Wanzek’s wind portfolio
A heavy industrial contractor serving clients across North America, Wanzek provides construction services to the renewable energy, power, oil and gas, infrastructure and industrial sectors, as well as crane services and maintenance of operating plants. Today, wind projects represent the largest part of the firm’s portfolio.

Nichols said that ensuring safety continues to be a central focus as the company grows.
“Maintaining a safe and productive work environment is important to our leadership team as well as our clients, he said. “We strive to be the best at all levels. Our mission is to partner with our clients to better understand their needs, provide valuable solutions, and reduce maintenance costs and reduce costs based on proven methods, techniques, and execution strategies. We do this through our commitment to safety, planning, execution, and teamwork.”
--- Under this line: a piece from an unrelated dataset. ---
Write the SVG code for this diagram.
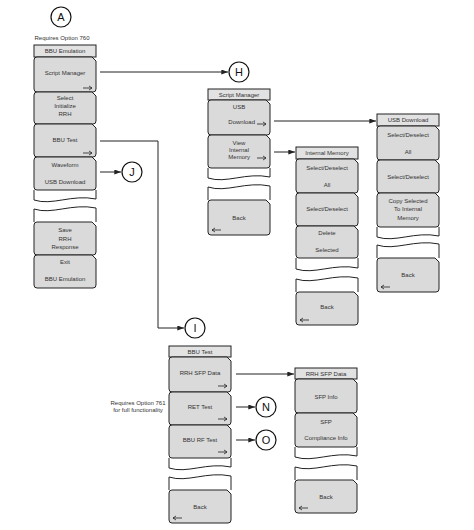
<svg xmlns="http://www.w3.org/2000/svg" xmlns:xlink="http://www.w3.org/1999/xlink" width="474" height="530" viewBox="0 0 474 530">
<style>
text{font-family:"Liberation Sans",Arial,sans-serif;font-size:6px;fill:#333;text-anchor:middle}
.lbl{font-size:11px;fill:#111}
.btn{fill:#dadada;stroke:#222;stroke-width:1}
.hdr{fill:#e2e2e2;stroke:#222;stroke-width:1}
.brk{fill:none;stroke:#222;stroke-width:1}
.ic{fill:none;stroke:#222;stroke-width:0.8}
.cn{fill:none;stroke:#222;stroke-width:1}
.cir{fill:#fff;stroke:#111;stroke-width:1.2}
</style>
<defs>
<marker id="ah" viewBox="0 0 8 6" refX="8" refY="3" markerWidth="7" markerHeight="5" orient="auto" markerUnits="userSpaceOnUse"><path d="M0,0L8,3L0,6z" fill="#222"/></marker>
<path id="ra" class="ic" d="M-9,0H0M-3,-2L0,0L-3,2"/>
<path id="la" class="ic" d="M9,0H0M3,-2L0,0L3,2"/>
</defs>

<g id="circle-A"><circle class="cir" cx="61" cy="17" r="10"/><text class="lbl" x="61" y="21">A</text></g>
<text x="62" y="40">Requires Option 760</text>

<g id="col-bbu-emulation">
<rect class="hdr" x="34" y="45" width="62" height="12"/><text x="65" y="53">BBU Emulation</text>
<g transform="translate(34,57)"><path class="btn" d="M3,0h55l4,4v28q0,3-3,3h-56q-3,0-3-3v-29q0-3,3-3z"/><text x="31" y="18">Script Manager</text><use xlink:href="#ra" x="58" y="31"/></g>
<g transform="translate(34,92)"><path class="btn" d="M3,0h55l4,4v25q0,3-3,3h-56q-3,0-3-3v-26q0-3,3-3z"/><text x="31" y="8">Select</text><text x="31" y="16">Initialize</text><text x="31" y="24">RRH</text></g>
<g transform="translate(34,124)"><path class="btn" d="M3,0h55l4,4v26q0,3-3,3h-56q-3,0-3-3v-27q0-3,3-3z"/><text x="31" y="18">BBU Test</text><use xlink:href="#ra" x="58" y="29"/></g>
<g transform="translate(34,157)"><path class="btn" d="M3,0h55l4,4v26q0,3-3,3h-56q-3,0-3-3v-27q0-3,3-3z"/><text x="31" y="10">Waveform</text><text x="31" y="27">USB Download</text></g>
<g transform="translate(34,190)"><path class="brk" d="M0,0V10C18,16 38,4 62,9V0"/><path class="brk" d="M0,32V19C18,25 38,13 62,18V32"/></g>
<g transform="translate(34,222)"><path class="btn" d="M3,0h55l4,4v26q0,3-3,3h-56q-3,0-3-3v-27q0-3,3-3z"/><text x="31" y="10">Save</text><text x="31" y="19">RRH</text><text x="31" y="27">Response</text></g>
<g transform="translate(34,255)"><path class="btn" d="M3,0h55l4,4v26q0,3-3,3h-56q-3,0-3-3v-27q0-3,3-3z"/><text x="31" y="9">Exit</text><text x="31" y="26">BBU Emulation</text></g>
</g>

<g id="circle-H"><circle class="cir" cx="239" cy="72" r="10"/><text class="lbl" x="239" y="76">H</text></g>
<g id="col-script-manager">
<rect class="hdr" x="208" y="89" width="62" height="11"/><text x="239" y="97">Script Manager</text>
<g transform="translate(208,100)"><path class="btn" d="M3,0h55l4,4v28q0,3-3,3h-56q-3,0-3-3v-29q0-3,3-3z"/><text x="31" y="9">USB</text><text x="47" y="24" style="text-anchor:end">Download</text><use xlink:href="#ra" x="58" y="24"/></g>
<g transform="translate(208,135)"><path class="btn" d="M3,0h55l4,4v26q0,3-3,3h-56q-3,0-3-3v-27q0-3,3-3z"/><text x="31" y="10">View</text><text x="31" y="17">Internal</text><text x="42" y="24" style="text-anchor:end">Memory</text><use xlink:href="#ra" x="58" y="23"/></g>
<g transform="translate(208,168)"><path class="brk" d="M0,0V10C18,16 38,4 62,9V0"/><path class="brk" d="M0,32V19C18,25 38,13 62,18V32"/></g>
<g transform="translate(208,200)"><path class="btn" d="M3,0h55l4,4v28q0,3-3,3h-56q-3,0-3-3v-29q0-3,3-3z"/><text x="31" y="20">Back</text><use xlink:href="#la" x="4" y="30"/></g>
</g>

<g id="col-internal-memory">
<rect class="hdr" x="296" y="147" width="62" height="12"/><text x="327" y="155">Internal Memory</text>
<g transform="translate(296,159)"><path class="btn" d="M3,0h55l4,4v27q0,3-3,3h-56q-3,0-3-3v-28q0-3,3-3z"/><text x="31" y="11">Select/Deselect</text><text x="31" y="28">All</text></g>
<g transform="translate(296,193)"><path class="btn" d="M3,0h55l4,4v26q0,3-3,3h-56q-3,0-3-3v-27q0-3,3-3z"/><text x="31" y="18">Select/Deselect</text></g>
<g transform="translate(296,226)"><path class="btn" d="M3,0h55l4,4v25q0,3-3,3h-56q-3,0-3-3v-26q0-3,3-3z"/><text x="31" y="9">Delete</text><text x="31" y="26">Selected</text></g>
<g transform="translate(296,258)"><path class="brk" d="M0,0V11C18,17 38,5 62,10V0"/><path class="brk" d="M0,34V21C18,27 38,15 62,20V34"/></g>
<g transform="translate(296,292)"><path class="btn" d="M3,0h55l4,4v26q0,3-3,3h-56q-3,0-3-3v-27q0-3,3-3z"/><text x="31" y="17">Back</text><use xlink:href="#la" x="4" y="28"/></g>
</g>

<g id="col-usb-download">
<rect class="hdr" x="377" y="114" width="62" height="12"/><text x="408" y="122">USB Download</text>
<g transform="translate(377,126)"><path class="btn" d="M3,0h55l4,4v27q0,3-3,3h-56q-3,0-3-3v-28q0-3,3-3z"/><text x="31" y="11">Select/Deselect</text><text x="31" y="28">All</text></g>
<g transform="translate(377,160)"><path class="btn" d="M3,0h55l4,4v26q0,3-3,3h-56q-3,0-3-3v-27q0-3,3-3z"/><text x="31" y="19">Select/Deselect</text></g>
<g transform="translate(377,193)"><path class="btn" d="M3,0h55l4,4v27q0,3-3,3h-56q-3,0-3-3v-28q0-3,3-3z"/><text x="31" y="10">Copy Selected</text><text x="31" y="18">To Internal</text><text x="31" y="27">Memory</text></g>
<g transform="translate(377,227)"><path class="brk" d="M0,0V10C18,16 38,4 62,9V0"/><path class="brk" d="M0,31V18C18,24 38,12 62,17V31"/></g>
<g transform="translate(377,258)"><path class="btn" d="M3,0h55l4,4v27q0,3-3,3h-56q-3,0-3-3v-28q0-3,3-3z"/><text x="31" y="19">Back</text><use xlink:href="#la" x="4" y="29"/></g>
</g>

<g id="circle-J"><circle class="cir" cx="132" cy="172" r="10"/><text class="lbl" x="132" y="176">J</text></g>
<g id="circle-I"><circle class="cir" cx="195" cy="328" r="10"/><text class="lbl" x="195" y="332">I</text></g>

<text x="138" y="405">Requires Option 761</text>
<text x="138" y="412">for full functionality</text>

<g id="col-bbu-test">
<rect class="hdr" x="169" y="346" width="62" height="11"/><text x="200" y="354">BBU Test</text>
<g transform="translate(169,357)"><path class="btn" d="M3,0h55l4,4v28q0,3-3,3h-56q-3,0-3-3v-29q0-3,3-3z"/><text x="31" y="18">RRH SFP Data</text><use xlink:href="#ra" x="58" y="29"/></g>
<g transform="translate(169,392)"><path class="btn" d="M3,0h55l4,4v26q0,3-3,3h-56q-3,0-3-3v-27q0-3,3-3z"/><text x="31" y="17">RET Test</text><use xlink:href="#ra" x="58" y="27"/></g>
<g transform="translate(169,425)"><path class="btn" d="M3,0h55l4,4v26q0,3-3,3h-56q-3,0-3-3v-27q0-3,3-3z"/><text x="31" y="17">BBU RF Test</text><use xlink:href="#ra" x="58" y="27"/></g>
<g transform="translate(169,458)"><path class="brk" d="M0,0V10C18,16 38,4 62,9V0"/><path class="brk" d="M0,32V19C18,25 38,13 62,18V32"/></g>
<g transform="translate(169,490)"><path class="btn" d="M3,0h55l4,4v26q0,3-3,3h-56q-3,0-3-3v-27q0-3,3-3z"/><text x="31" y="19">Back</text><use xlink:href="#la" x="4" y="28"/></g>
</g>

<g id="circle-N"><circle class="cir" cx="266" cy="407" r="10"/><text class="lbl" x="266" y="411">N</text></g>
<g id="circle-O"><circle class="cir" cx="266" cy="440" r="10"/><text class="lbl" x="266" y="444">O</text></g>

<g id="col-rrh-sfp-data">
<rect class="hdr" x="295" y="368" width="62" height="11"/><text x="326" y="376">RRH SFP Data</text>
<g transform="translate(295,379)"><path class="btn" d="M3,0h55l4,4v27q0,3-3,3h-56q-3,0-3-3v-28q0-3,3-3z"/><text x="31" y="20">SFP Info</text></g>
<g transform="translate(295,413)"><path class="btn" d="M3,0h55l4,4v27q0,3-3,3h-56q-3,0-3-3v-28q0-3,3-3z"/><text x="31" y="11">SFP</text><text x="31" y="27">Compliance Info</text></g>
<g transform="translate(295,447)"><path class="brk" d="M0,0V10C18,16 38,4 62,9V0"/><path class="brk" d="M0,33V20C18,26 38,14 62,19V33"/></g>
<g transform="translate(295,480)"><path class="btn" d="M3,0h55l4,4v26q0,3-3,3h-56q-3,0-3-3v-27q0-3,3-3z"/><text x="31" y="19">Back</text><use xlink:href="#la" x="4" y="28"/></g>
</g>

<g id="connectors">
<path class="cn" d="M100,72H228" marker-end="url(#ah)"/>
<path class="cn" d="M100,141H158V328H184" marker-end="url(#ah)"/>
<path class="cn" d="M100,172H121" marker-end="url(#ah)"/>
<path class="cn" d="M274,121H376" marker-end="url(#ah)"/>
<path class="cn" d="M274,152H295" marker-end="url(#ah)"/>
<path class="cn" d="M236,374H294" marker-end="url(#ah)"/>
<path class="cn" d="M236,407H255" marker-end="url(#ah)"/>
<path class="cn" d="M236,440H255" marker-end="url(#ah)"/>
</g>
</svg>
This is an exciting time to be part of the renewables industry as the market mushrooms, according to Nichols.

Wanzek was the EPC contractor for this project. Eclipse Wind is a 200.1 MW wind farm consisting of 88 Siemens 2.3MW turbines and will interconnect with a transmission system at a 34.SkV to 345kV interconnection substation. The scope of work included 20.8 miles of roads and 41,263 CY of concrete.

“This is one of the fastest growing markets I’ve seen in the past 10 years,” he said.
Nichols said he spent six years with Siemens Energy, Inc., before joining Wanzek in December 2016.

“We’re seeing 25 to 30 percent year-over-year growth, he said. “The future is extremely bright for O&M in the renewable energy space.”

Wanzek’s leadership in the rental, operation, and transport of heavy cranes is part of its ongoing effort to make renewable energy more competitive overall against fossil fuels.
Innovations will help drive parity, according to Nichols, between natural gas and wind plants — and ultimately make wind even more favorable in comparison with fossil fuels’ volatility due to environmental and outside political factors.

“Renewable power is clearly a big part of our future,” he said. “We’re building, expanding, and planning to be one of the top-tier service providers as the industry continues to develop.”